Sao Phal Niseiy: Agricultural sector has also been one of the sectors continuing to receive support from the Australian Government. Could you highlight some progresses in the agricultural sector Cambodia has achieved so far taking into account technical and financial assistance provided by Australia?
Andreas Zurbrugg: The agriculture sector has been one of the longest areas of support by the Australian Government. We started sending agriculture experts to Cambodia as far back as the 1960s. But it was after the turmoil of the 1970s when Australian support was most critical. In the early 1980s, rice production was less than 10% of the crop that was produced in 1970. Fields were destroyed and the intensive agricultural cooperatives and irrigation schemes implemented by the Khmer Rouge had failed.

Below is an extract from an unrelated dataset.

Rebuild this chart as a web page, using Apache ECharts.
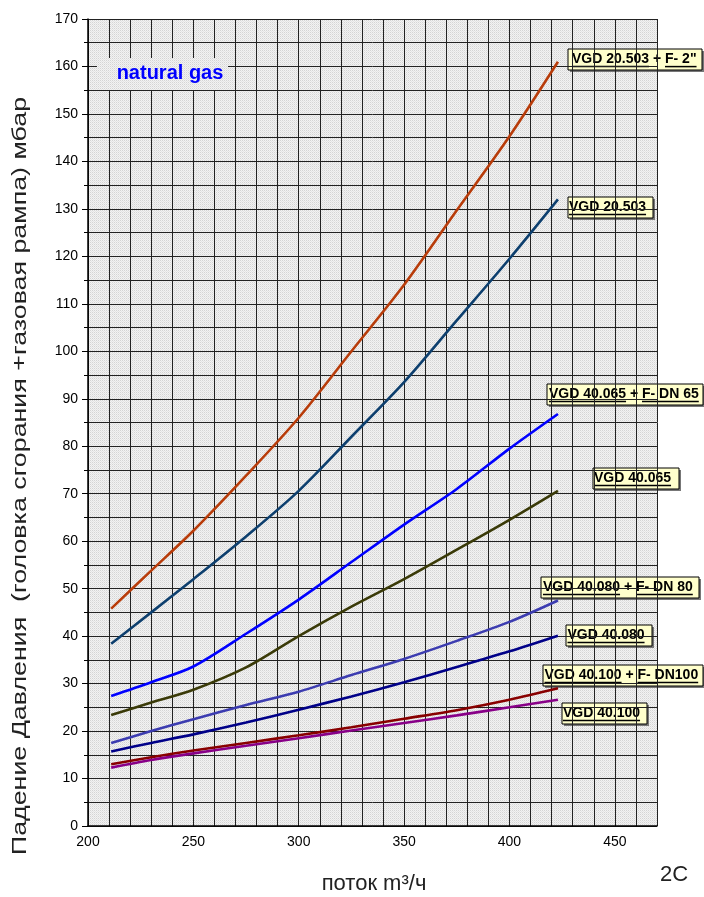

At a time when few international donors were providing support to Cambodia, the ‘Cambodia-IRRI-Australia’ project helped re-introduce quality seed varieties and double rice production. Australia’s support led to the establishment of key institutions, such as the Cambodia Agriculture Research and Development Institute (CARDI).
Our support is continuing today. Our $AU89 million flagship program – the Cambodia-Australia Agriculture Value Chain Program (CAVAC) – is working with the Cambodian Government and private sector to take important steps towards agricultural modernization. For example, CAVAC has helped introduce four new climate-resilient and high-value rice varieties that will improve profit for Cambodian farmers. New technologies we helped introduce, such as drones and seeders, are reducing labour costs and improving returns. QR codes now help farmers know how to use pesticides more safely. And we are developing sustainable irrigation schemes to provide farmers access to reliable, year-round water. The Phka Rumduol rice, which was chosen as the “World’s Best Rice” for three years running, was developed through our support.

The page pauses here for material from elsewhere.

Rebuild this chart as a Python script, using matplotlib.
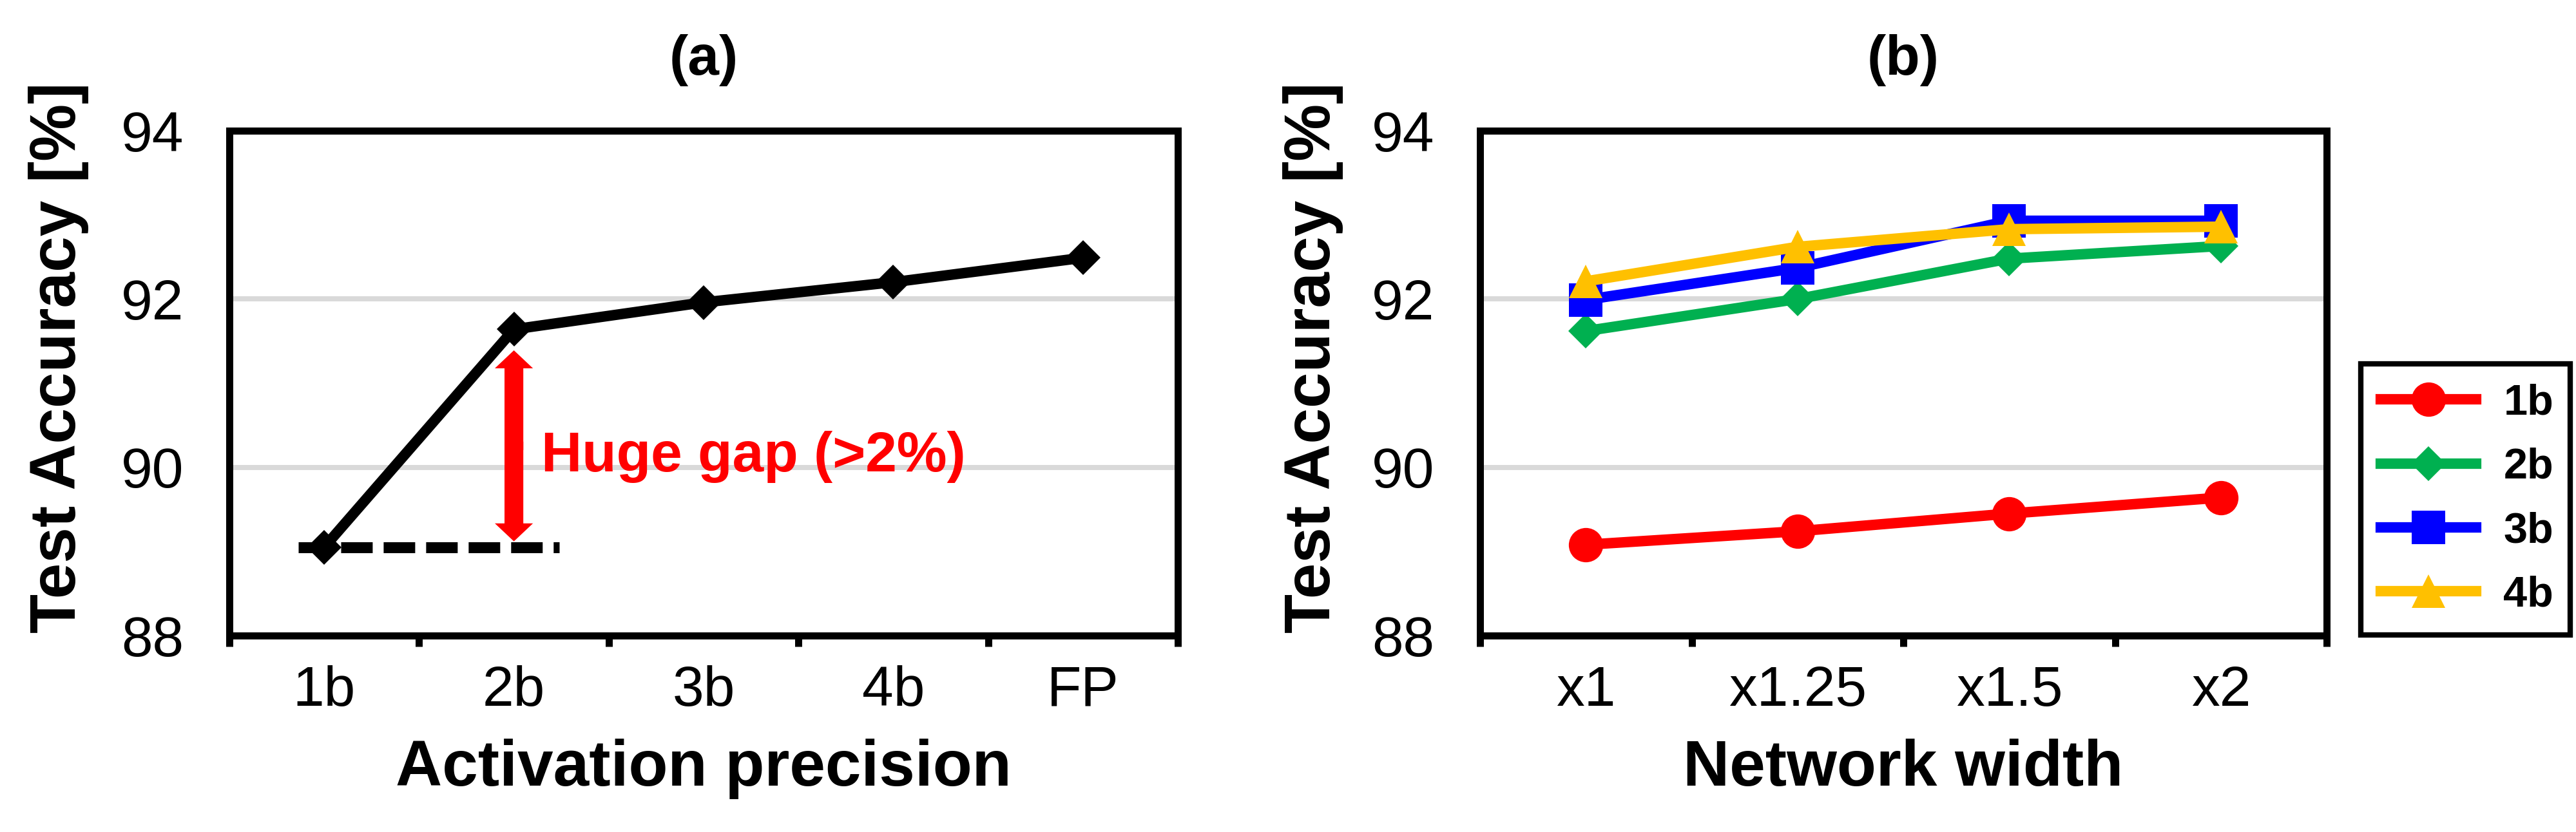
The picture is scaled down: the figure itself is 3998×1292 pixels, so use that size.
import numpy as np
import matplotlib
matplotlib.use('Agg')
import matplotlib.pyplot as plt

plt.rcParams['font.family'] = ['Liberation Sans', 'DejaVu Sans']

# panel (a): accuracy vs activation precision
precisions = ['1b', '2b', '3b', '4b', 'FP']
acc_a = [89.05, 91.64, 91.96, 92.2, 92.49]

# panel (b): accuracy vs network width, one series per precision
widths = ['x1', 'x1.25', 'x1.5', 'x2']
acc_1b = [89.08, 89.24, 89.45, 89.64]
acc_2b = [91.62, 92.0, 92.48, 92.63]
acc_3b = [91.99, 92.37, 92.93, 92.93]
acc_4b = [92.21, 92.62, 92.83, 92.86]
series_names = ['1b', '2b', '3b', '4b']

# gap annotation in (a)
gap_top = 91.39
gap_bottom = 89.12
gap_text = 'Huge gap (>2%)'

W, H, DPI = 3998, 1292, 300
fig = plt.figure(figsize=(W / DPI, H / DPI), dpi=DPI)

ax_a = fig.add_axes([356 / W, 1 - 987 / H, 1472 / W, 784 / H])
ax_b = fig.add_axes([2297 / W, 1 - 987 / H, 1314 / W, 784 / H])

LW = 3.9
SPINE = 2.64
GRID = '#D9D9D9'


def style_axes(ax, labels, xlabel, title, ylab_x):
    n = len(labels)
    ax.set_xlim(-0.5, n - 0.5)
    ax.set_ylim(88, 94)
    ax.set_yticks([88, 90, 92, 94])
    # tick marks sit between categories, labels in the middle
    ax.set_xticks(np.arange(-0.5, n, 1.0))
    ax.set_xticklabels([])
    ax.set_xticks(range(n), minor=True)
    ax.set_xticklabels(labels, minor=True)
    ax.tick_params(axis='x', which='major', direction='out', length=4,
                   width=SPINE, color='black')
    ax.tick_params(axis='x', which='minor', length=0, pad=11, labelsize=21)
    ax.tick_params(axis='y', length=0, pad=17, labelsize=21)
    for s in ax.spines.values():
        s.set_linewidth(SPINE)
        s.set_color('black')
    ax.set_axisbelow(True)
    ax.grid(axis='y', which='major', color=GRID, lw=1.9)
    ax.set_xlabel(xlabel, fontsize=24, fontweight='bold', labelpad=8)
    ax.set_ylabel('Test Accuracy [%]', fontsize=24, fontweight='bold')
    ax.yaxis.set_label_coords(ylab_x, 0.55)
    ax.yaxis.label.set_va('center')
    ax.text(0.5, 1.14, title, transform=ax.transAxes, ha='center',
            va='center', fontsize=21, fontweight='bold')


# ---- (a)
xa = np.arange(len(precisions))
ax_a.plot(xa, acc_a, color='black', lw=LW, marker='D', ms=9.2, mew=0,
          zorder=4, clip_on=False)
ax_a.plot([-0.136, 1.24], [acc_a[0], acc_a[0]], color='black', lw=4.08,
          linestyle=(0, (2.88, 1.0)), dash_capstyle='butt', zorder=3)
# double headed arrow, drawn as two halves from the middle
gap_mid = (gap_top + gap_bottom) / 2
for end, start in ((gap_top, gap_mid - 0.05), (gap_bottom, gap_mid + 0.05)):
    ax_a.annotate('', xy=(1, end), xytext=(1, start),
                  arrowprops=dict(arrowstyle='simple,head_length=6.7,'
                                  'head_width=14.2,tail_width=7',
                                  mutation_scale=1, color='red', lw=0,
                                  shrinkA=0, shrinkB=0))
ax_a.text(1.143, 89.955, gap_text, color='red', fontsize=21,
          fontweight='bold', ha='left', va='baseline')
style_axes(ax_a, precisions, 'Activation precision', '(a)', -0.180)

# ---- (b)
xb = np.arange(len(widths))
styles = [('#FF0000', 'o', 12.8), ('#00B050', 'D', 9.2),
          ('#0000FF', 's', 12.7), ('#FFC000', '^', 12.7)]
handles = []
for vals, name, (c, m, ms) in zip([acc_1b, acc_2b, acc_3b, acc_4b],
                                  series_names, styles):
    h, = ax_b.plot(xb, vals, color=c, lw=LW, marker=m, ms=ms, mew=0,
                   label=name, zorder=4, clip_on=False)
    handles.append(h)
style_axes(ax_b, widths, 'Network width', '(b)', -0.197)

leg = ax_b.legend(handles=handles, loc='upper left',
                  bbox_to_anchor=(1.0403, -0.0026, 0.2473, 0.5409),
                  mode='expand', borderaxespad=0, borderpad=0.46,
                  labelspacing=0.56, handlelength=2.22, handletextpad=0.64,
                  numpoints=1, fancybox=False, framealpha=1,
                  prop={'size': 16, 'weight': 'bold'})
leg.get_frame().set_edgecolor('black')
leg.get_frame().set_linewidth(2)

fig.savefig('out.png', dpi=DPI)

By identifying and introducing the most prospective high-value crops for Cambodia, we are also supporting the diversification agenda. And we are partnering to help set up Agro-Industrial Parks – so that Cambodia can not only export crops but efficiently process them here, creating jobs and value.

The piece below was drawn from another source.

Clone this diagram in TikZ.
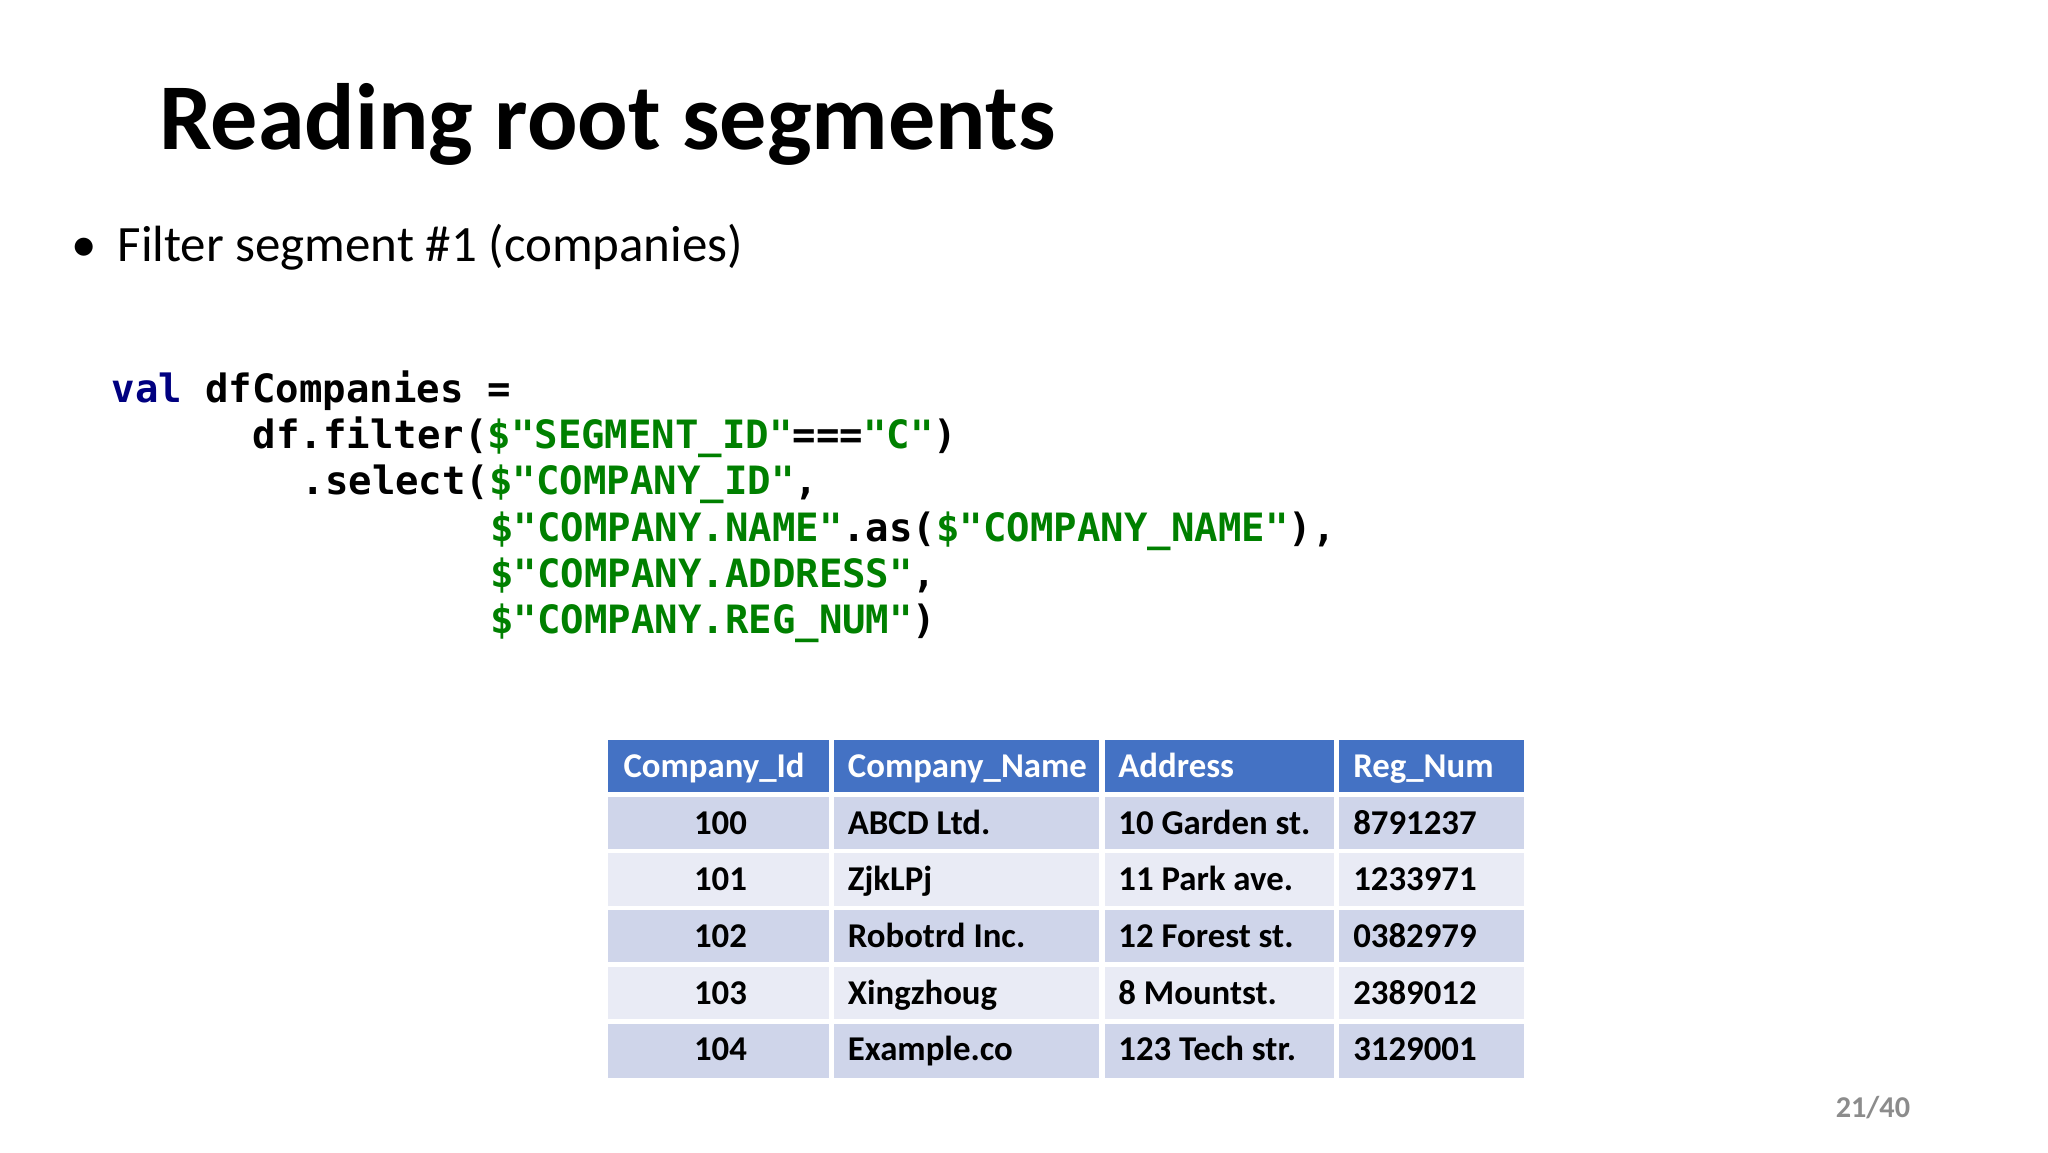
\documentclass[tikz,border=0pt]{standalone}
\usepackage{fontspec}
\setmainfont{Carlito}
\newfontfamily\codefont{DejaVu Sans Mono}
\definecolor{hdr}{HTML}{4472C4}
\definecolor{rowA}{HTML}{CFD5EA}
\definecolor{rowB}{HTML}{E9EBF5}
\definecolor{kw}{HTML}{000080}
\definecolor{str}{HTML}{008000}
\definecolor{pg}{HTML}{8C8C8C}
\begin{document}
\begin{tikzpicture}[x=0.013196cm,y=-0.013196cm,
  code/.style={anchor=base west,inner sep=0,font=\codefont\fontsize{11.1pt}{13pt}\selectfont\bfseries},
  cell/.style={anchor=base west,inner sep=0,font=\fontsize{9.9pt}{12pt}\selectfont\bfseries},
  hcell/.style={cell,text=white}]
\useasboundingbox (0,0) rectangle (1552,873);
\fill[white] (0,0) rectangle (1552,873);
\node[anchor=base west,inner sep=0,font=\fontsize{26.8pt}{32pt}\selectfont\bfseries] (title) at (120,113) {Reading root segments};
\node[anchor=base west,inner sep=0,font=\fontsize{14.5pt}{17pt}\selectfont] (bul) at (54,198) {•\hspace{0.4em}Filter segment \#1 (companies)};
\node[code] (c1) at (84,305) {\textcolor{kw}{val} dfCompanies =};
\node[code] (c2) at (191,340) {df.filter(\textcolor{str}{\$"SEGMENT\_ID"}===\textcolor{str}{"C"})};
\node[code] (c3) at (228,375) {.select(\textcolor{str}{\$"COMPANY\_ID"},};
\node[code] (c4) at (371,410) {\textcolor{str}{\$"COMPANY.NAME"}.as(\textcolor{str}{\$"COMPANY\_NAME"}),};
\node[code] (c5) at (371,445) {\textcolor{str}{\$"COMPANY.ADDRESS"},};
\node[code] (c6) at (371,480) {\textcolor{str}{\$"COMPANY.REG\_NUM"})};
% table
\fill[hdr] (461,561) rectangle (1155,601);
\foreach \y/\c in {603/rowA,646/rowB,689/rowA,732/rowB,775/rowA}
  \fill[\c] (461,\y) rectangle (1155,\y+42);
\foreach \y in {602,645,688,731,774}
  \draw[white,line width=1.25pt] (461,\y) -- (1155,\y);
\foreach \x in {630,835,1013}
  \draw[white,line width=1.5pt] (\x,561) -- (\x,817);
\node[hcell] (h1) at (472,589) {Company\_Id};
\node[hcell] (h2) at (642,589) {Company\_Name};
\node[hcell] (h3) at (847,589) {Address};
\node[hcell] (h4) at (1025,589) {Reg\_Num};
\foreach \i/\a/\b/\c/\d in {0/100/ABCD Ltd./10 Garden st./8791237,
  1/101/ZjkLPj/11 Park ave./1233971,
  2/102/Robotrd Inc./12 Forest st./0382979,
  3/103/Xingzhoug/8 Mountst./2389012,
  4/104/Example.co/123 Tech str./3129001}{
  \node[cell,anchor=base] (r\i a) at (546,632+43*\i) {\a};
  \node[cell] (r\i b) at (642,632+43*\i) {\b};
  \node[cell] (r\i c) at (847,632+43*\i) {\c};
  \node[cell] (r\i d) at (1025,632+43*\i) {\d};
}
\node[anchor=base east,inner sep=0,text=pg,font=\fontsize{8.6pt}{10pt}\selectfont\bfseries] (page) at (1448,847) {21/40};
\end{tikzpicture}
\end{document}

In addition, the Australian Centre for International Agricultural Research (ACIAR) continues to partner with CARDI and other Cambodian institutions, supporting research on environmentally sustainable agricultural systems, managing threatening plant diseases, and protecting food security through work to slow the drop off in fish numbers in the Mekong and Tonle Sap.
Sao Phal Niseiy: Australia’s support and engagement are crucial in promoting Cambodia’s human rights and democracy. What does the Australian plan to do to further support Cambodia and its people in improving these very important issues?
Andreas Zurbrugg: Australia is a long-standing supporter of democracy and the protection and promotion of human rights in Cambodia. We support this not only to ensure Cambodia’s hard-fought post-conflict rights and liberties (as enshrined in the Paris Peace Agreements), but as a necessary enabler for Cambodia’s continued social and economic growth.
In Cambodia, Australia works with all partners to support Cambodian human rights and democracy. Australia also regularly speaks with a wide range of Cambodian civil society organisations (CSOs) and non-government individuals, and we provide direct support to CSOs working on human rights issues. We also fund a range of initiatives that build cross-sectoral human capital and institutional capacity, including through our Ponlok Chomnes think-tank program and short courses.
As we draw closer to commune elections in June 2022 (and national elections in 2023), we encourage the Royal Government of Cambodia and other actors to ensure a safe and tolerant climate for the peaceful expression of views, and to promote electoral conditions conducive to representative multiparty governance.